What you will do: Retype exactly the lines from the first one through the line with "import plotly.graph_objects as go", including both ends; skip any pictures.

Entries provided:

########################################

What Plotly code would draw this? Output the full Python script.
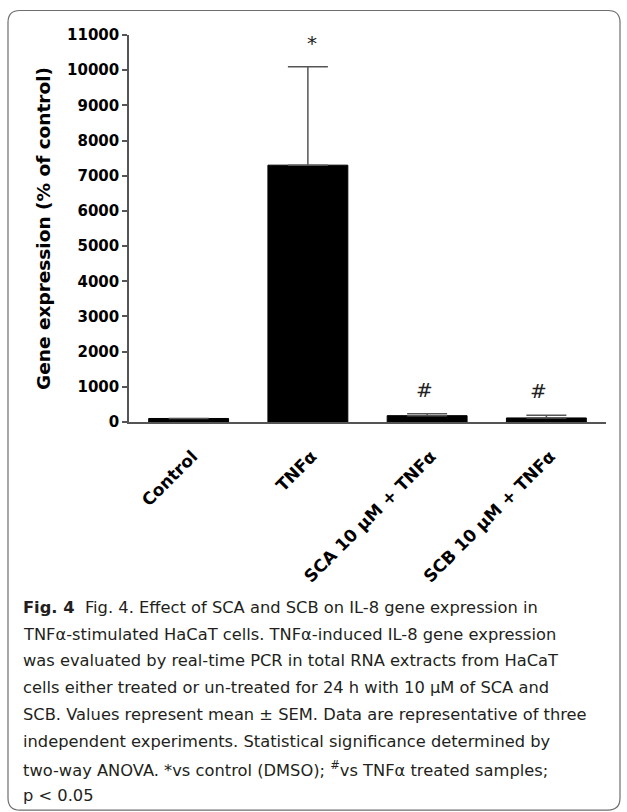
import plotly.graph_objects as go

# ---- data ----
categories = ["Control", "TNFα", "SCA 10 μM + TNFα", "SCB 10 μM + TNFα"]
means = [100, 7300, 180, 115]
sem = [0, 2800, 55, 75]
marks = ["", "*", "#", "#"]
y_ticks = list(range(0, 11001, 1000))
y_ticktext = [str(v) for v in y_ticks]
y_title = "Gene expression (% of control)"
caption_lines = [
    "<b>Fig. 4</b>\u00a0\u00a0Fig. 4. Effect of SCA and SCB on IL-8 gene expression in",
    "TNFα-stimulated HaCaT cells. TNFα-induced IL-8 gene expression",
    "was evaluated by real-time PCR in total RNA extracts from HaCaT",
    "cells either treated or un-treated for 24 h with 10 μM of SCA and",
    "SCB. Values represent mean ± SEM. Data are representative of three",
    "independent experiments. Statistical significance determined by",
    "two-way ANOVA. *vs control (DMSO); <sup>#</sup>vs TNFα treated samples;",
    "p < 0.05",
]

# ---- layout geometry (pixels) ----
W, H = 627, 812
L, R, T, B = 129, 21, 34.5, 390.3
pw = W - L - R
ph = H - T - B


def px(x):
    return (x - L) / pw


def py(y):
    return (H - B - y) / ph


AX = "#555555"
CHART_FONT = "DejaVu Sans"

fig = go.Figure()
fig.add_trace(go.Bar(
    x=categories,
    y=means,
    width=0.67,
    marker=dict(color="black", line=dict(color="black", width=1)),
    error_y=dict(type="data", array=sem, arrayminus=[0] * len(sem),
                 symmetric=False, color=AX, thickness=1.5, width=20),
    showlegend=False,
    hoverinfo="skip",
))

annotations = []
xshifts = [0, 4, -3, -8]
for c, m, s, t, xs in zip(categories, means, sem, marks, xshifts):
    if t:
        annotations.append(dict(
            x=c, y=m + s, xref="x", yref="y", text=t, showarrow=False,
            yanchor="middle", yshift=24, xshift=xs,
            font=dict(family=CHART_FONT, size=20, color="#222222"),
        ))

for i, line in enumerate(caption_lines):
    base = 612 + 26.9 * i
    annotations.append(dict(
        x=px(21), y=py(base - 5), xref="paper", yref="paper",
        xanchor="left", yanchor="middle", text=line, showarrow=False,
        font=dict(family="DejaVu Sans", size=16.3, color="#231f20"),
    ))

# rounded border around the whole figure
x0, x1, y0, y1, rad = 8, 620, 10, 810, 12
pts = (
    f"M {px(x0 + rad)},{py(y0)} L {px(x1 - rad)},{py(y0)} "
    f"Q {px(x1)},{py(y0)} {px(x1)},{py(y0 + rad)} "
    f"L {px(x1)},{py(y1 - rad)} Q {px(x1)},{py(y1)} {px(x1 - rad)},{py(y1)} "
    f"L {px(x0 + rad)},{py(y1)} Q {px(x0)},{py(y1)} {px(x0)},{py(y1 - rad)} "
    f"L {px(x0)},{py(y0 + rad)} Q {px(x0)},{py(y0)} {px(x0 + rad)},{py(y0)} Z"
)
shapes = [dict(type="path", path=pts, xref="paper", yref="paper",
               line=dict(color="#6d6e71", width=1.2), layer="below")]

fig.update_layout(
    width=W, height=H,
    margin=dict(l=L, r=R, t=T, b=B, autoexpand=False),
    paper_bgcolor="white", plot_bgcolor="white",
    annotations=annotations, shapes=shapes,
)
fig.update_yaxes(
    range=[0, 11000], tickvals=y_ticks, ticktext=y_ticktext, ticks="outside",
    ticklen=5, tickwidth=1.5, tickcolor=AX, showline=True, linecolor=AX,
    linewidth=1.5, showgrid=False, zeroline=False,
    tickfont=dict(family=CHART_FONT, size=15, color="black", weight="bold"),
    title=dict(text=y_title, standoff=12,
               font=dict(family=CHART_FONT, size=18.5, color="black", weight="bold")),
)
fig.update_xaxes(
    range=[-0.5, 3.5], showline=True, linecolor=AX, linewidth=1.5, ticks="",
    tickangle=-45, showgrid=False, ticklabelstandoff=16, ticklabelshift=4,
    tickfont=dict(family=CHART_FONT, size=17, color="black", weight="bold"),
)

fig.write_html("out.html", config={"displayModeBar": False},
               post_script="document.body.style.margin='0';")
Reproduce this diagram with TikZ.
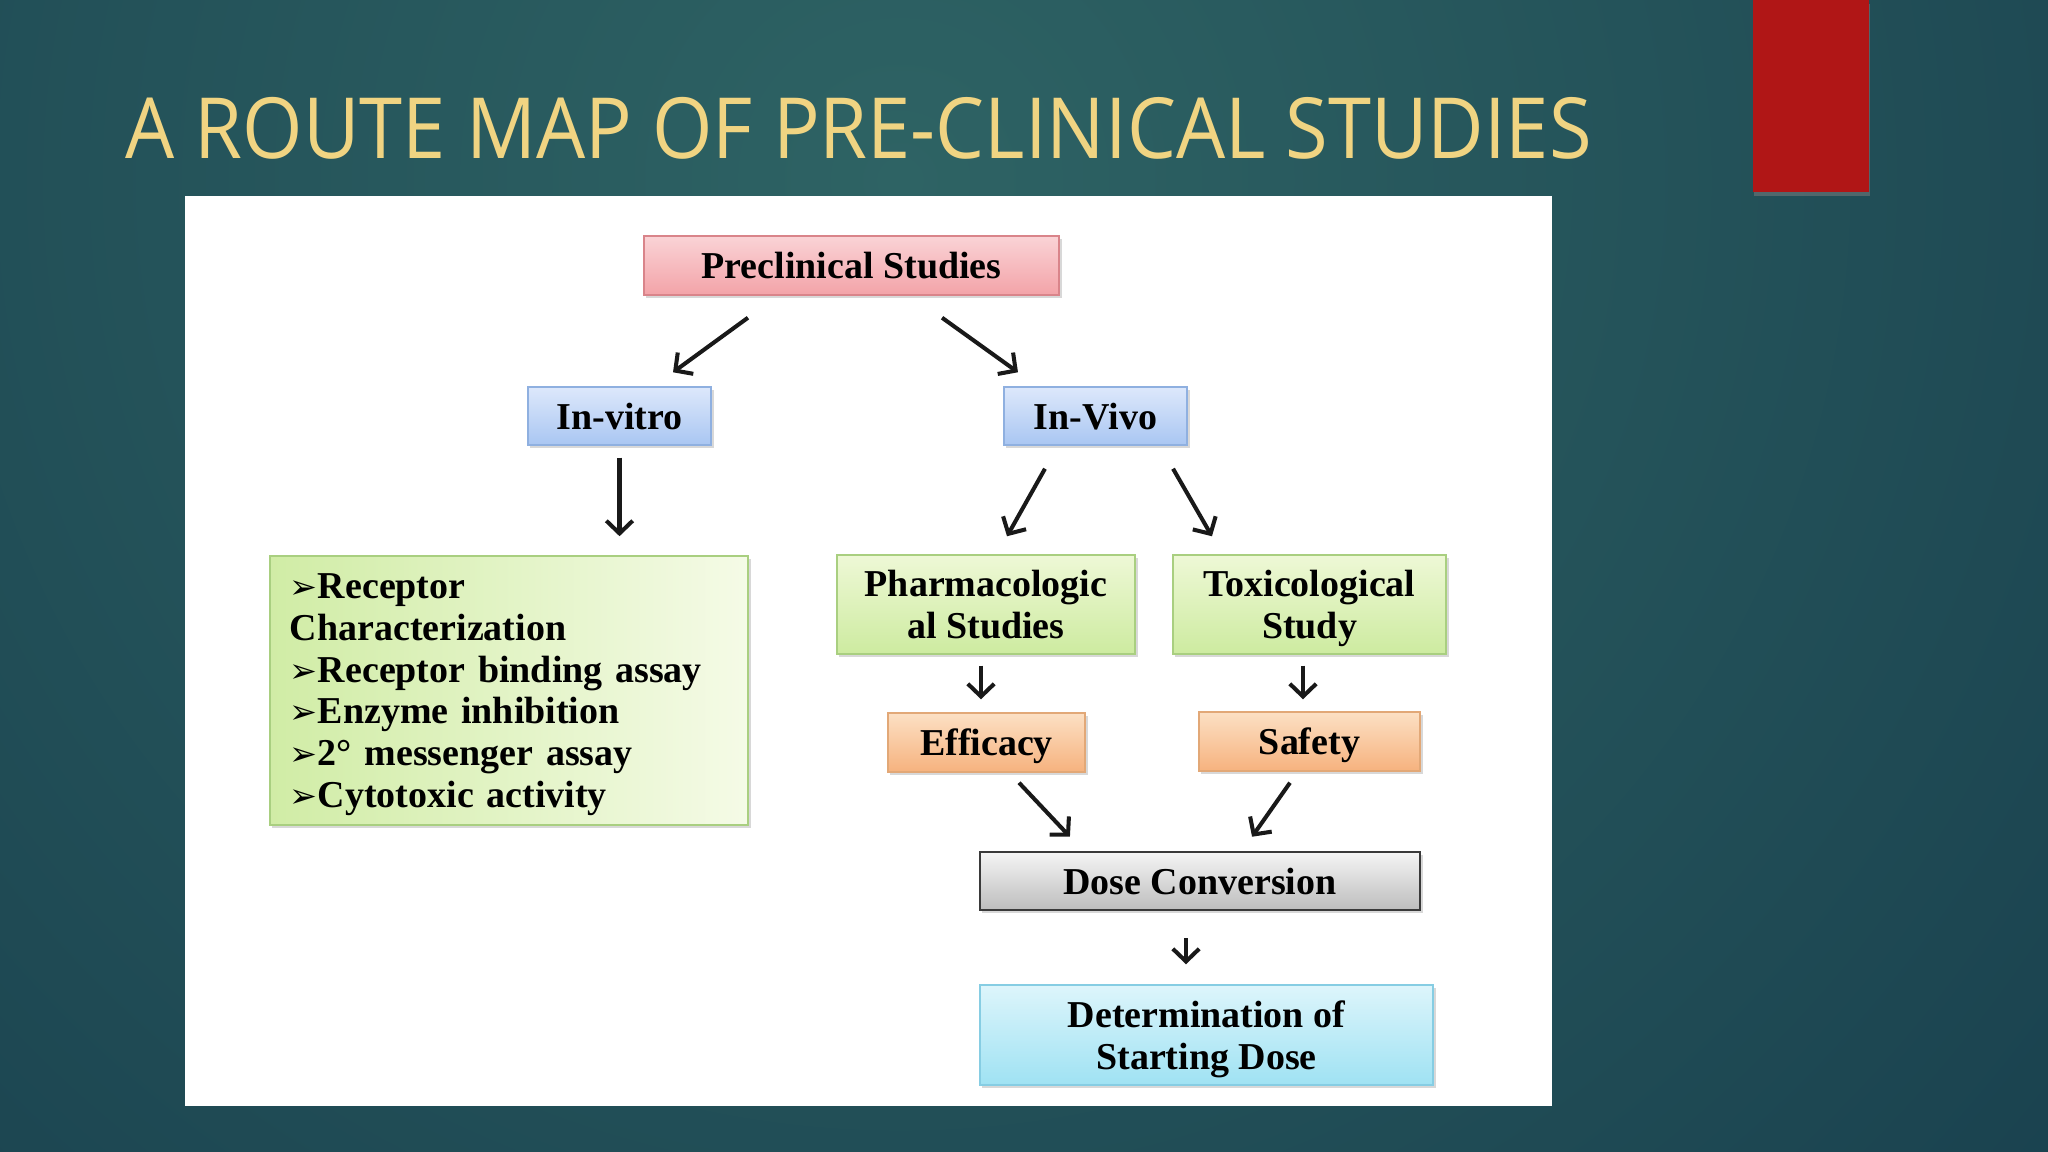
\documentclass[tikz,border=0pt]{standalone}
\usepackage{fontspec}
\setmainfont{Liberation Serif}
\newfontfamily\titlefont{Open Sans}
\newfontfamily\symfont{DejaVu Sans}
\usepackage{graphicx}
\usetikzlibrary{arrows.meta,shadows}

\definecolor{bgdark}{HTML}{153A4A}
\definecolor{bglight}{HTML}{2E6364}
\definecolor{titlegold}{HTML}{F0D482}
\definecolor{slidered}{HTML}{B01616}
\definecolor{pinktop}{HTML}{FAD3D6}
\definecolor{pinkbot}{HTML}{F3A3A8}
\definecolor{pinkline}{HTML}{D9848A}
\definecolor{bluetop}{HTML}{DDE8FB}
\definecolor{bluebot}{HTML}{A9C6F2}
\definecolor{blueline}{HTML}{8FB0E0}
\definecolor{greentop}{HTML}{EEF8D6}
\definecolor{greenbot}{HTML}{CDEBA0}
\definecolor{greenline}{HTML}{A9CF80}
\definecolor{orangetop}{HTML}{FCE0C4}
\definecolor{orangebot}{HTML}{F6B27E}
\definecolor{orangeline}{HTML}{E2A877}
\definecolor{greytop}{HTML}{F5F5F5}
\definecolor{greybot}{HTML}{BDBDBD}
\definecolor{greyline}{HTML}{3A3A3A}
\definecolor{cyantop}{HTML}{DDF5FB}
\definecolor{cyanbot}{HTML}{9FE2F3}
\definecolor{cyanline}{HTML}{86CDE3}

\newcommand{\boxfont}{\fontsize{10.8}{11.9}\selectfont\bfseries}
\newcommand{\arrowbullet}{{\symfont\fontsize{9.5}{11.9}\selectfont ➢}}

\tikzset{
  box/.style={draw, inner sep=0pt, align=center, font=\boxfont, text depth=0pt,
    drop shadow={shadow xshift=0.7pt, shadow yshift=-0.9pt, opacity=0.3}},
  pinkbox/.style={box, draw=pinkline, top color=pinktop, bottom color=pinkbot},
  bluebox/.style={box, draw=blueline, top color=bluetop, bottom color=bluebot},
  greenbox/.style={box, draw=greenline, top color=greentop, bottom color=greenbot},
  listbox/.style={box, text depth={}, draw=greenline, left color=greenbot!90!greentop, right color=greentop!60!white, align=left},
  orangebox/.style={box, draw=orangeline, top color=orangetop, bottom color=orangebot},
  greybox/.style={box, draw=greyline, line width=0.7pt, top color=greytop, bottom color=greybot},
  cyanbox/.style={box, draw=cyanline, top color=cyantop, bottom color=cyanbot},
  arr/.style={-{Straight Barb[length=3.6pt,width=7.5pt]}, line width=1.15pt, black!90},
}

\begin{document}
\begin{tikzpicture}[x=0.01cm, y=-0.01cm]
  \useasboundingbox (0,0) rectangle (2048,1152);
  % slide background
  \begin{scope}
    \clip (0,0) rectangle (2048,1152);
    \fill[bgdark] (0,0) rectangle (2048,1152);
    \shade[inner color=bglight, outer color=bgdark] (900,180) circle (1900);
  \end{scope}
  \fill[slidered, drop shadow={shadow xshift=0.3pt, shadow yshift=-1.2pt, opacity=0.5}] (1753,0) rectangle (1869,192);
  \node[anchor=base west, inner sep=0pt, text=titlegold] (title) at (125,159)
    {\resizebox{416.8pt}{17.4pt}{\titlefont A ROUTE MAP OF PRE-CLINICAL STUDIES}};
  \fill[white] (185,196) rectangle (1552,1106);

  % boxes
  \node[pinkbox, minimum width=4.15cm, minimum height=0.59cm] (pre) at (851.5,265.5) {Preclinical Studies};
  \node[bluebox, minimum width=1.83cm, minimum height=0.58cm] (vitro) at (619.5,416) {In-vitro};
  \node[bluebox, minimum width=1.83cm, minimum height=0.58cm] (vivo) at (1095.5,416) {In-Vivo};
  \node[listbox, text width=4.38cm, inner xsep=0.2cm, minimum height=2.69cm] (assays) at (509,690.5)
    {\arrowbullet Receptor\\Characterization\\\arrowbullet Receptor binding assay\\\arrowbullet Enzyme inhibition\\\arrowbullet 2° messenger assay\\\smash{\arrowbullet Cytotoxic activity}};
  \node[greenbox, minimum width=2.98cm, minimum height=0.99cm] (pharm) at (986,604.5) {Pharmacologic\\al Studies};
  \node[greenbox, minimum width=2.73cm, minimum height=0.99cm] (tox) at (1309.5,604.5) {Toxicological\\Study};
  \node[orangebox, minimum width=1.97cm, minimum height=0.59cm] (eff) at (986.5,742.5) {Efficacy};
  \node[orangebox, minimum width=2.21cm, minimum height=0.59cm] (safe) at (1309.5,741.5) {Safety};
  \node[greybox, minimum width=4.40cm, minimum height=0.58cm] (dose) at (1200,881) {Dose Conversion};
  \node[cyanbox, minimum width=4.53cm, minimum height=1.00cm] (start) at (1206.5,1035) {Determination of\\Starting Dose};

  % arrows
  \draw[arr] ([xshift=-1.035cm,yshift=-0.22cm]pre.south) -- ([xshift=0.535cm,yshift=0.14cm]vitro.north);
  \draw[arr] ([xshift=0.905cm,yshift=-0.22cm]pre.south) -- ([xshift=-0.775cm,yshift=0.14cm]vivo.north);
  \draw[arr] ([yshift=-0.12cm]vitro.south) -- ([yshift=0.19cm]vitro.south |- assays.north);
  \draw[arr] ([xshift=-0.505cm,yshift=-0.23cm]vivo.south) -- ([xshift=0.21cm,yshift=0.18cm]pharm.north);
  \draw[arr] ([xshift=0.775cm,yshift=-0.23cm]vivo.south) -- ([xshift=-0.975cm,yshift=0.18cm]tox.north);
  \draw[arr] ([xshift=-0.05cm,yshift=-0.11cm]pharm.south) -- ([xshift=-0.05cm,yshift=0.13cm]pharm.south |- eff.north);
  \draw[arr] ([xshift=-0.065cm,yshift=-0.11cm]tox.south) -- ([xshift=-0.065cm,yshift=0.12cm]tox.south |- safe.north);
  \draw[arr] ([xshift=0.325cm,yshift=-0.10cm]eff.south) -- ([xshift=-1.30cm,yshift=0.14cm]dose.north);
  \draw[arr] ([xshift=-0.195cm,yshift=-0.11cm]safe.south) -- ([xshift=0.52cm,yshift=0.14cm]dose.north);
  \draw[arr] ([xshift=-0.14cm,yshift=-0.27cm]dose.south) -- ([xshift=-0.14cm,yshift=0.2cm]dose.south |- start.north);
\end{tikzpicture}
\end{document}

########################################

The result:
What Plotly code would draw this? Output the full Python script.
import plotly.graph_objects as go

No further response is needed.